President Susilo Bambang Yudhoyono late yesterday made a much-anticipated address to the nation in which it had been hoped he would reveal a date to cut fuel subsidies growing ever costlier amid soaring global oil prices.
But Yudhoyono instead delivered a vague package aimed at combatting the rupiah's plunge -- which is due largely to the state oil firm snapping up US dollars to pay for oil imports -- saying only that subsidies would be cut after October.
"It turns out that we cannot find steps which could be used to overcome the root problems of our economy," an editorial in the Kompas daily said.
An editorial titled "A Vague Government Policy" charged that there was little of substance in Yudhoyono's speech.

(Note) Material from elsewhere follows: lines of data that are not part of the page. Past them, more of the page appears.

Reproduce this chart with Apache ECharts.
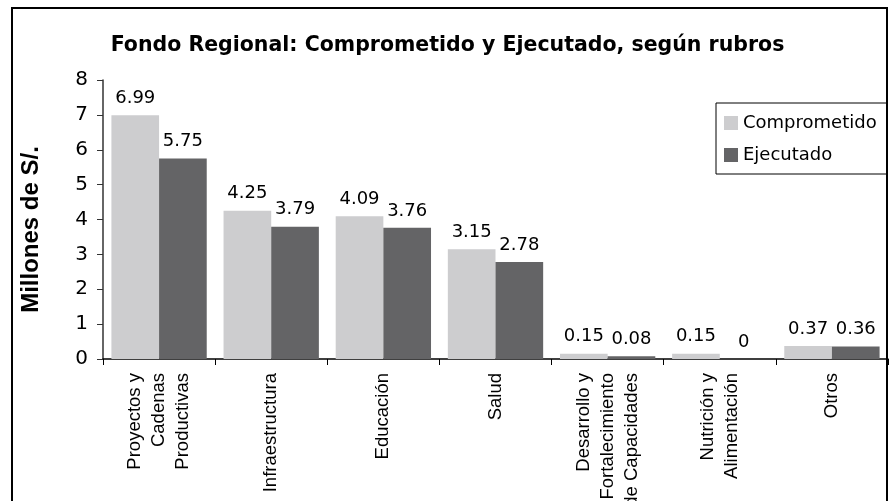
<!DOCTYPE html>
<html>
<head>
<meta charset="utf-8">
<script src="https://cdn.jsdelivr.net/npm/echarts@6/dist/echarts.min.js"></script>
<style>
  html, body { margin: 0; padding: 0; background: #fff; }
  #chart { width: 895px; height: 501px; }
</style>
</head>
<body>
<div id="chart"></div>
<script>
// rubros
const categories = [
  'Proyectos y\nCadenas\nProductivas',
  'Infraestructura',
  'Educación',
  'Salud',
  'Desarrollo y\nFortalecimiento\nde Capacidades',
  'Nutrición y\nAlimentación',
  'Otros'
];
const comprometido = [6.99, 4.25, 4.09, 3.15, 0.15, 0.15, 0.37];
const ejecutado = [5.75, 3.79, 3.76, 2.78, 0.08, 0, 0.36];
const yTicks = [0, 1, 2, 3, 4, 5, 6, 7, 8];

// the original text looks wider than Arial, DejaVu fits better horizontally
const wideFont = '"DejaVu Sans", "Liberation Sans", sans-serif';
const armFont = '"Liberation Sans", Arial, sans-serif';

const myChart = echarts.init(document.getElementById('chart'));
const option = {
  animation: false,
  textStyle: { fontFamily: wideFont },
  title: {
    text: 'Fondo Regional: Comprometido y Ejecutado, según rubros',
    left: 'center',
    top: 30,
    textStyle: { fontSize: 20.5, fontWeight: 'bold', color: '#000', fontFamily: wideFont }
  },
  legend: {
    orient: 'vertical',
    left: 716,
    top: 103,
    itemWidth: 14,
    itemHeight: 14,
    itemGap: 14,
    padding: [11, 10, 10, 8],
    borderColor: '#000',
    borderWidth: 1,
    icon: 'rect',
    textStyle: { fontSize: 18, color: '#000', fontFamily: wideFont },
    data: ['Comprometido', 'Ejecutado']
  },
  grid: { left: 103, right: 7, top: 80, bottom: 142, outerBoundsMode: 'none' },
  xAxis: {
    type: 'category',
    data: categories,
    axisLine: { lineStyle: { color: '#000', width: 1.5 } },
    axisTick: { show: true, length: 6, lineStyle: { color: '#000' } },
    axisLabel: {
      rotate: 90,
      interval: 0,
      margin: 14,
      fontSize: 18.5,
      lineHeight: 24,
      color: '#000',
      fontFamily: armFont
    }
  },
  yAxis: {
    type: 'value',
    min: yTicks[0],
    max: yTicks[yTicks.length - 1],
    interval: 1,
    name: 'Millones de S/.',
    nameLocation: 'middle',
    nameGap: 60,
    nameTextStyle: { fontSize: 24, fontWeight: 'bold', color: '#000', fontFamily: armFont, padding: [0, 20, 0, 0] },
    axisLine: { show: true, lineStyle: { color: '#333', width: 1.5 } },
    axisTick: { show: true, length: 6, lineStyle: { color: '#333' } },
    splitLine: { show: false },
    axisLabel: { fontSize: 20, color: '#000', margin: 15, fontFamily: wideFont }
  },
  series: [
    {
      name: 'Comprometido',
      type: 'bar',
      data: comprometido,
      barGap: '0%',
      barCategoryGap: '15%',
      itemStyle: { color: '#cdcdcf' },
      label: { show: true, position: 'top', distance: 8, fontSize: 18, color: '#000', fontFamily: wideFont }
    },
    {
      name: 'Ejecutado',
      type: 'bar',
      data: ejecutado,
      itemStyle: { color: '#646466' },
      label: { show: true, position: 'top', distance: 8, fontSize: 18, color: '#000', fontFamily: wideFont }
    }
  ],
  graphic: [
    {
      type: 'rect',
      shape: { x: 12, y: 8, width: 875, height: 540 },
      style: { fill: 'none', stroke: '#000', lineWidth: 2 },
      silent: true,
      z: 100
    }
  ]
};
myChart.setOption(option);
window.addEventListener('resize', myChart.resize);
</script>
</body>
</html>
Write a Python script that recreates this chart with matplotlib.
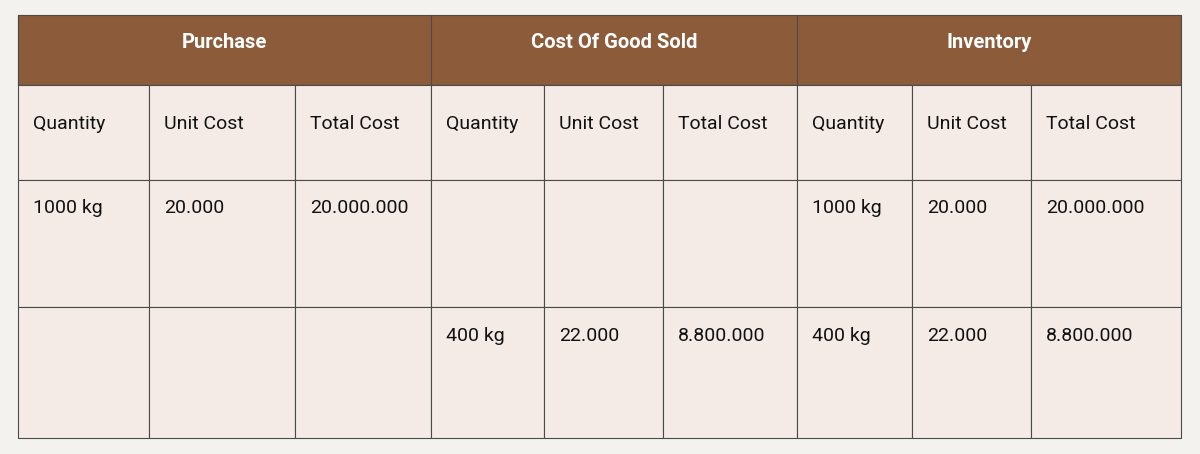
import matplotlib
matplotlib.use("Agg")
import matplotlib.pyplot as plt
from matplotlib.patches import Rectangle

groups = ["Purchase", "Cost Of Good Sold", "Inventory"]
subheaders = ["Quantity", "Unit Cost", "Total Cost"] * 3
rows = [
    ["1000 kg", "20.000", "20.000.000", "", "", "", "1000 kg", "20.000", "20.000.000"],
    ["", "", "", "400 kg", "22.000", "8.800.000", "400 kg", "22.000", "8.800.000"],
]

col_edges = [18, 149, 295, 431, 544, 663, 797, 912, 1031, 1181]
row_edges = [15, 85, 180, 307, 438]
text_off = [39, 28, 29]
bg = "#f3f2ee"; brown = "#8b5b3a"; cell = "#f4ebe6"; line = "#4a4a4a"

fig = plt.figure(figsize=(12, 4.54), dpi=100)
fig.patch.set_facecolor(bg)
ax = fig.add_axes([0, 0, 1, 1])
ax.set_xlim(0, 1200); ax.set_ylim(454, 0); ax.axis("off")
plt.rcParams['font.family'] = ['Roboto', 'DejaVu Sans']

ax.add_patch(Rectangle((col_edges[0], row_edges[0]), col_edges[-1]-col_edges[0],
                       row_edges[1]-row_edges[0], facecolor=brown, edgecolor=line, lw=0.8))
for g, name in enumerate(groups):
    x0, x1 = col_edges[3*g], col_edges[3*g+3]
    ax.plot([x0, x0], [row_edges[0], row_edges[1]], color=line, lw=0.8)
    ax.text((x0+x1)/2, 43, name, color="white",
            fontsize=14.5, fontweight="bold", ha="center", va="center")

body = [subheaders] + rows
for r, vals in enumerate(body):
    y0, y1 = row_edges[r+1], row_edges[r+2]
    for c, v in enumerate(vals):
        x0, x1 = col_edges[c], col_edges[c+1]
        ax.add_patch(Rectangle((x0, y0), x1-x0, y1-y0, facecolor=cell, edgecolor=line, lw=0.8))
        ax.text(x0+15, y0+text_off[r], v, fontsize=14, color="#111111", ha="left", va="center")

fig.savefig("out.png", dpi=100, facecolor=bg)
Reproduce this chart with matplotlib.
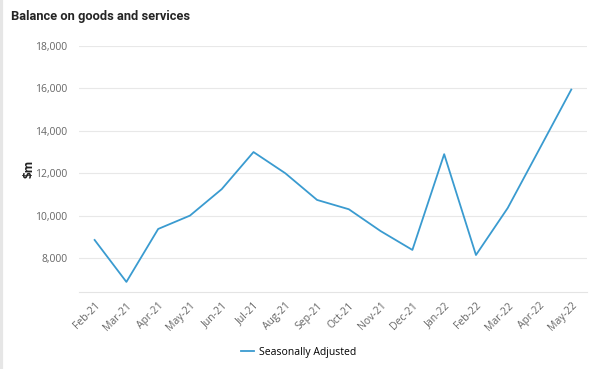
import matplotlib.pyplot as plt
from matplotlib.lines import Line2D

plt.rcParams['font.family'] = ['Open Sans', 'DejaVu Sans']

# Monthly balance on goods and services ($m), seasonally adjusted
months = ["Feb-21", "Mar-21", "Apr-21", "May-21", "Jun-21", "Jul-21", "Aug-21", "Sep-21",
          "Oct-21", "Nov-21", "Dec-21", "Jan-22", "Feb-22", "Mar-22", "Apr-22", "May-22"]
balance = [8850, 6870, 9370, 10000, 11250, 13000, 12000, 10740,
           10300, 9270, 8380, 12900, 8140, 10360, 13150, 15950]
y_ticks = [8000, 10000, 12000, 14000, 16000, 18000]

line_color = "#3a9bd0"
grey_text = "#666666"

fig = plt.figure(figsize=(6.01, 3.69), dpi=100)
ax = fig.add_axes([0.131, 0.209, 0.846, 0.666])

x = list(range(len(months)))
ax.plot(x, balance, color=line_color, linewidth=1.3)

ax.set_xlim(-0.5, len(months) - 0.5)
ax.set_ylim(6400, 18000)
ax.set_yticks(y_ticks)
ax.set_yticklabels([f"{v:,}" for v in y_ticks], fontsize=7.5, color=grey_text)
ax.set_xticks(x)
ax.set_xticklabels(months, rotation=45, ha="right", rotation_mode="anchor",
                   fontsize=7.5, color=grey_text)
ax.tick_params(axis="both", length=0, pad=8)
ax.tick_params(axis="x", pad=6)

ax.grid(axis="y", color="#e8e8e8", linewidth=0.8)
ax.set_axisbelow(True)
for side in ["top", "right", "left"]:
    ax.spines[side].set_visible(False)
ax.spines["bottom"].set_color("#e4e4e4")

ax.set_ylabel("$m", fontsize=8.5, fontweight="bold", color="#222222", va="center")
ax.yaxis.set_label_coords(-0.098, 0.5)

fig.text(0.018, 0.955, "Balance on goods and services", fontsize=9.3,
         fontweight="bold", color="#252525", va="center",
         family=["Roboto", "DejaVu Sans"])

# thin grey border on the left edge of the card
fig.add_artist(Line2D([0.002, 0.002], [0, 1], color="#e6e6e6", linewidth=3,
                      transform=fig.transFigure))

handle = Line2D([], [], color=line_color, linewidth=1.3)
fig.legend([handle], ["Seasonally Adjusted"], loc="center", bbox_to_anchor=(0.497, 0.045),
           frameon=False, fontsize=7.5, handlelength=1.2, handletextpad=0.5)

fig.savefig("out.png", dpi=100)
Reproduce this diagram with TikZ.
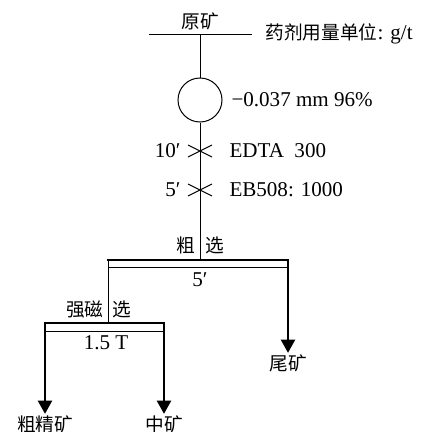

It, as in other editorials, urged clarity and urgency in hiking fuel prices.
Mangara Tambunan from the private Center for Economics and Social Studies said that although the government was clearly in agreement with hiking fuel prices, "people want a more precise date, a more precise amount."
He also said he found it disappointing that fiscal and monetary policies were not issued in tandem to try to help the rupiah.
"The potentials for more pressure on the rupiah are great if there is not synchronization between fiscal and monetary policies," he said.
The Jakarta Stock Exchange mirrored the disappointment, opening 21.268 points or 2.02 percent lower at 1,028.822 before recovering some of the lost ground to close trading at noon 1.26 percent weaker, at 1,036.858.
The rupiah was weaker against the US dollar in early trade. At 9:35am, the rupiah was at 10,650 to 10,750 to the dollar, down sharply compared to Wednesday's close of 10,300 to 10,400.
But the currency rallied by noon to close the morning trade at 10,440 to 10,475.
The English-language Jakarta Post labelled the president's package "somewhat of an anti-climax" and said that the president should have announced a "clear-cut, definitive scheduling for the phasing out of fuel subsidies."
The rupiah hit a four-year low against the US dollar on Tuesday, triggering a plea for calm from the president, who insisted the economy was not heading for a repeat of the late 1990s financial crisis.
Analysts have repeatedly called for decisive action from Yudhoyono and that argued he should replace some members of his economic team amid increasing criticism for their handling of the rupiah's slide.
The currency has lost about 15 percent of its value this year.